TASK REQUIREMENTS: Set the lines down again exactly, first line through the line that contains "right_axes = (503, 62, 951, 568)", with no pictures.

- - - - -

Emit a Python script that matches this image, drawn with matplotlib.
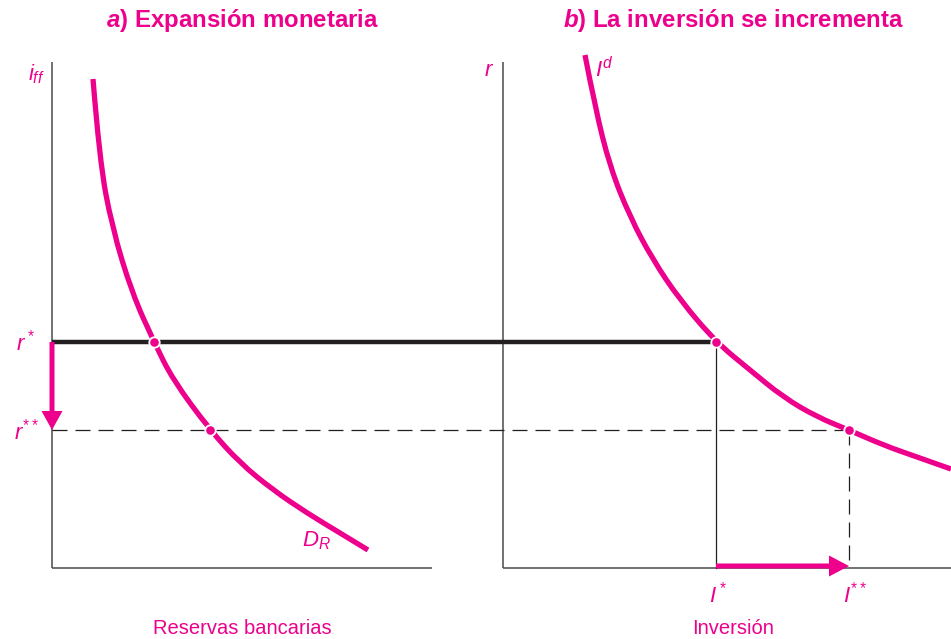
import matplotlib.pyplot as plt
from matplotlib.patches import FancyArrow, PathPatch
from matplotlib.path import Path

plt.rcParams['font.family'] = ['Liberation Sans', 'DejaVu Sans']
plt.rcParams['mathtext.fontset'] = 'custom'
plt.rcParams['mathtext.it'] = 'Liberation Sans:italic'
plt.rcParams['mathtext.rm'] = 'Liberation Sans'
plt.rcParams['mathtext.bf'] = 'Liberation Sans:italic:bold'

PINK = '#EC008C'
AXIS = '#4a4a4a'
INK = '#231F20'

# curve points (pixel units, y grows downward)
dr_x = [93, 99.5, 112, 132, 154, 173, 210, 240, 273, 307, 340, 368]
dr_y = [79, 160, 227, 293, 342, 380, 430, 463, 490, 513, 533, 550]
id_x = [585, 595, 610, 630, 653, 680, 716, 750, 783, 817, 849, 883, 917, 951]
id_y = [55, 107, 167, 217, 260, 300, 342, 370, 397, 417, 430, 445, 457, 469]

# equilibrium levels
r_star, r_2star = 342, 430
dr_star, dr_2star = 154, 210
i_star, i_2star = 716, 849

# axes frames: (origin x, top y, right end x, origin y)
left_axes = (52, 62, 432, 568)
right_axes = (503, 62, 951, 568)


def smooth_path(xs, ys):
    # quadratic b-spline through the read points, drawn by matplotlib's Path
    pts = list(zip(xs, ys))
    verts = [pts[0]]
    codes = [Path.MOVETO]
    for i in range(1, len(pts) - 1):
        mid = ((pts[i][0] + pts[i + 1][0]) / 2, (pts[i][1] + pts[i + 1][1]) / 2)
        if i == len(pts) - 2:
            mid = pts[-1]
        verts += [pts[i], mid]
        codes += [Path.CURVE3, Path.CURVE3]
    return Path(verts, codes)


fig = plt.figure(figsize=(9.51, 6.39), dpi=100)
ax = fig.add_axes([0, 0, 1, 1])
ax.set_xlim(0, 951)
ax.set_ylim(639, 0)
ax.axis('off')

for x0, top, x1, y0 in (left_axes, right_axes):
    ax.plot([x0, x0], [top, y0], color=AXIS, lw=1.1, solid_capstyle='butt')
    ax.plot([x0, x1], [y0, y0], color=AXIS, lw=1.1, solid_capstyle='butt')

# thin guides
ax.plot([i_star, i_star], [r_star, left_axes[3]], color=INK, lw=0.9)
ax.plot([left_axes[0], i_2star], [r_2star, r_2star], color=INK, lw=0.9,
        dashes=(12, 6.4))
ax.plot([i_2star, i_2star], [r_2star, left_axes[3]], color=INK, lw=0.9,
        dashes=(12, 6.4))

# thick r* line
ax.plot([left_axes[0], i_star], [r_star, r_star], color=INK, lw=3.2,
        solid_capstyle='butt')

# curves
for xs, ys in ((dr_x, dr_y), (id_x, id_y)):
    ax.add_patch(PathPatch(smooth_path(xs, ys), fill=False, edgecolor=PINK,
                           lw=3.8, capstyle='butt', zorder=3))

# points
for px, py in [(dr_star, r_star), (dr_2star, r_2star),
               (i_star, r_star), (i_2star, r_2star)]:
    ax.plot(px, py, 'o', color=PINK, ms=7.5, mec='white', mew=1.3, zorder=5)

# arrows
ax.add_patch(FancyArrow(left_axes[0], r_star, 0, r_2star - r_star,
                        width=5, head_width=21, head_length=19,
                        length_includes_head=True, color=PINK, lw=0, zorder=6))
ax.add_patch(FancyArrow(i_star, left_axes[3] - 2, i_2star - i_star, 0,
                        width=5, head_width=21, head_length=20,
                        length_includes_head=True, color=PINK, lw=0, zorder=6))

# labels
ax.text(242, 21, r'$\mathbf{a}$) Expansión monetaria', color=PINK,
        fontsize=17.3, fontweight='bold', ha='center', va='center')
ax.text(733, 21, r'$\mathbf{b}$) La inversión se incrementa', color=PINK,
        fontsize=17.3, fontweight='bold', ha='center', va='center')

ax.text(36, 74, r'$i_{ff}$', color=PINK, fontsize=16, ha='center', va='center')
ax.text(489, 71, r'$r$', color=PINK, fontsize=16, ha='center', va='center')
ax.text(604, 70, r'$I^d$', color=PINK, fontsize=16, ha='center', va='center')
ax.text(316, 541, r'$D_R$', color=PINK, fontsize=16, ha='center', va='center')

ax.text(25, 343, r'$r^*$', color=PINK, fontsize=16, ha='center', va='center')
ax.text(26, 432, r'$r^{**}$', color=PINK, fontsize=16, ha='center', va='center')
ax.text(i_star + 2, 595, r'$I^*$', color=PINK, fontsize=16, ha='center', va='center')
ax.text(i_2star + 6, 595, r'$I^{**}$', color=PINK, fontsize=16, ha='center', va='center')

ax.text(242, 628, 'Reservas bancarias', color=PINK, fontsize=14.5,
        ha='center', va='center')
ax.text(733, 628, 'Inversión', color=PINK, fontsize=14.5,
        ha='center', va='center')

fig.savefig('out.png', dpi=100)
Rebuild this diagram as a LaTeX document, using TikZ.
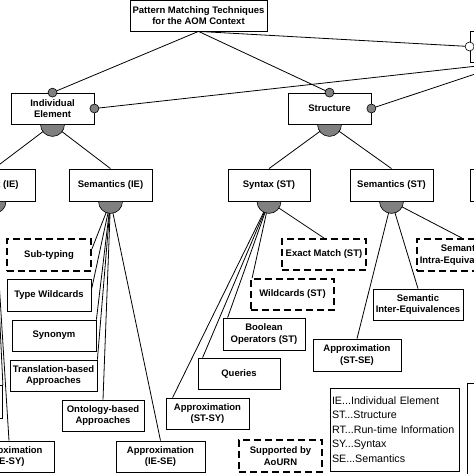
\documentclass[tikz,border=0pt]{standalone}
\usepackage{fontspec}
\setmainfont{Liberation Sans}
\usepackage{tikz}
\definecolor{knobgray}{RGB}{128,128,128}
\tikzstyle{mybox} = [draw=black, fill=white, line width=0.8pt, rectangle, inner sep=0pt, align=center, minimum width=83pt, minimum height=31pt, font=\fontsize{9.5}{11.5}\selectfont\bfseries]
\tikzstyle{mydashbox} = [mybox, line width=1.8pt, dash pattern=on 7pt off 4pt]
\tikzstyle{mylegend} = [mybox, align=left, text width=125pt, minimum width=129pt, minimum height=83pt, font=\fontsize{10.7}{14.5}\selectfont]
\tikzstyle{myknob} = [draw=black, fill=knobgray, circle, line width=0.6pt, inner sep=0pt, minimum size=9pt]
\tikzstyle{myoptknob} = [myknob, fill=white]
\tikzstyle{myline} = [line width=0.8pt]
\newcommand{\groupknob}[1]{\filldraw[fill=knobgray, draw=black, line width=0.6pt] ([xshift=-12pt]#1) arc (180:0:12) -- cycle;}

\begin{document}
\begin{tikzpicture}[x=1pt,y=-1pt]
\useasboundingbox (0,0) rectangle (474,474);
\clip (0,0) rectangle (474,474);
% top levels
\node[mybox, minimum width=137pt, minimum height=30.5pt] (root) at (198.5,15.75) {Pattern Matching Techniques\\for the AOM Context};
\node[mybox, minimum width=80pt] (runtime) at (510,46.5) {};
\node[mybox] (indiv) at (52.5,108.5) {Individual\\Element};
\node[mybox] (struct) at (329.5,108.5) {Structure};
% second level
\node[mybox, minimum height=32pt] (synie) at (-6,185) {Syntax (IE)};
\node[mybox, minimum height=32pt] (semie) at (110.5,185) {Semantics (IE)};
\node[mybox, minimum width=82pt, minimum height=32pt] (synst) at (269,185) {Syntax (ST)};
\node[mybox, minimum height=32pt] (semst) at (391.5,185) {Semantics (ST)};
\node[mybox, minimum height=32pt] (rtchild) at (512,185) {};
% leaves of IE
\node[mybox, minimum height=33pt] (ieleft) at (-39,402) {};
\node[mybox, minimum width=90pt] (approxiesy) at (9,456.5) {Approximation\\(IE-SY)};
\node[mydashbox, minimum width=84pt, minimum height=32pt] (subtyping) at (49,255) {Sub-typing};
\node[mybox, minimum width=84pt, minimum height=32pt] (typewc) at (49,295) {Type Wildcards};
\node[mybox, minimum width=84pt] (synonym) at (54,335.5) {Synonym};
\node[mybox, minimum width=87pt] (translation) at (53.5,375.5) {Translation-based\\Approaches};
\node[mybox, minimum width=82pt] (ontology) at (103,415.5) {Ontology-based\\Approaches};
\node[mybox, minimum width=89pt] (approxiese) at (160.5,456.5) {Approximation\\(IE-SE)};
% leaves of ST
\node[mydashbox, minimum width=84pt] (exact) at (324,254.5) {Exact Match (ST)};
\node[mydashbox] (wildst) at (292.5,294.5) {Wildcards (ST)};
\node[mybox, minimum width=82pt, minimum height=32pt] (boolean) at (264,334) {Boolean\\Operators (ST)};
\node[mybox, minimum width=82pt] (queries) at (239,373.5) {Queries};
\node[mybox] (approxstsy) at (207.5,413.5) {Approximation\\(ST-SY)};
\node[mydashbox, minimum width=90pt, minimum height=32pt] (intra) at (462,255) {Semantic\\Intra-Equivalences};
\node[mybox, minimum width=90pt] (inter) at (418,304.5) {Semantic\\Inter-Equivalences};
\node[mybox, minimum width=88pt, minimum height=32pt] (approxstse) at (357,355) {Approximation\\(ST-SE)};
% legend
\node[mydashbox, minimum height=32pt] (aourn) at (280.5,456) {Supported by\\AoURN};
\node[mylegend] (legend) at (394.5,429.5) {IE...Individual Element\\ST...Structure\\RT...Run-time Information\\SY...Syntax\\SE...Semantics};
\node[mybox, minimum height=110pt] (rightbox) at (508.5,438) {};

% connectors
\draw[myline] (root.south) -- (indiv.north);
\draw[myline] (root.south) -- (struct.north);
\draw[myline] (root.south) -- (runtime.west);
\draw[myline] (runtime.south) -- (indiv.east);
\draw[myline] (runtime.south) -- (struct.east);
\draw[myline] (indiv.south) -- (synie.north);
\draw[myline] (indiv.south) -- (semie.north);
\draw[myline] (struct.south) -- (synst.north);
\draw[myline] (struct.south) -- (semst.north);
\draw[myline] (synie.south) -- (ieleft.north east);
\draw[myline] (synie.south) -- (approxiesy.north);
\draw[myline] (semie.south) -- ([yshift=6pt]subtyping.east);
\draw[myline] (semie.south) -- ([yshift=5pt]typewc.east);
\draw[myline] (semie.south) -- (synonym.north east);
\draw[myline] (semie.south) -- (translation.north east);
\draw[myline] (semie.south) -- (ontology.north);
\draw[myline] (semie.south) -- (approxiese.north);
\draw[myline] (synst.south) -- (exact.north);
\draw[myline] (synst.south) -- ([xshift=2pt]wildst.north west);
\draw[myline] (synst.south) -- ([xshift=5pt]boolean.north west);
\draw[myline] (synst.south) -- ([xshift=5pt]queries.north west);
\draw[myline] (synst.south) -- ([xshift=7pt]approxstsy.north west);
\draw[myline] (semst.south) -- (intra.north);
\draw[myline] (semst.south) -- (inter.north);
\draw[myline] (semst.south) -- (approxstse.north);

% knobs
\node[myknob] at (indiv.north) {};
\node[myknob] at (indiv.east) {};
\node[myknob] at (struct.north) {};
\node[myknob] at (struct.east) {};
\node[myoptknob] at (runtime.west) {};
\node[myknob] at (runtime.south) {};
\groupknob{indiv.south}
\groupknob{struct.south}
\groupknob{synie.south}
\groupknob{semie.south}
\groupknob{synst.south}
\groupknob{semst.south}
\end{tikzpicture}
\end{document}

- - - - -

ANSWER TO THIS TASK:
Emit a Python script that matches this image, drawn with matplotlib.
import matplotlib.pyplot as plt
from matplotlib.patches import FancyArrow, PathPatch
from matplotlib.path import Path

plt.rcParams['font.family'] = ['Liberation Sans', 'DejaVu Sans']
plt.rcParams['mathtext.fontset'] = 'custom'
plt.rcParams['mathtext.it'] = 'Liberation Sans:italic'
plt.rcParams['mathtext.rm'] = 'Liberation Sans'
plt.rcParams['mathtext.bf'] = 'Liberation Sans:italic:bold'

PINK = '#EC008C'
AXIS = '#4a4a4a'
INK = '#231F20'

# curve points (pixel units, y grows downward)
dr_x = [93, 99.5, 112, 132, 154, 173, 210, 240, 273, 307, 340, 368]
dr_y = [79, 160, 227, 293, 342, 380, 430, 463, 490, 513, 533, 550]
id_x = [585, 595, 610, 630, 653, 680, 716, 750, 783, 817, 849, 883, 917, 951]
id_y = [55, 107, 167, 217, 260, 300, 342, 370, 397, 417, 430, 445, 457, 469]

# equilibrium levels
r_star, r_2star = 342, 430
dr_star, dr_2star = 154, 210
i_star, i_2star = 716, 849

# axes frames: (origin x, top y, right end x, origin y)
left_axes = (52, 62, 432, 568)
right_axes = (503, 62, 951, 568)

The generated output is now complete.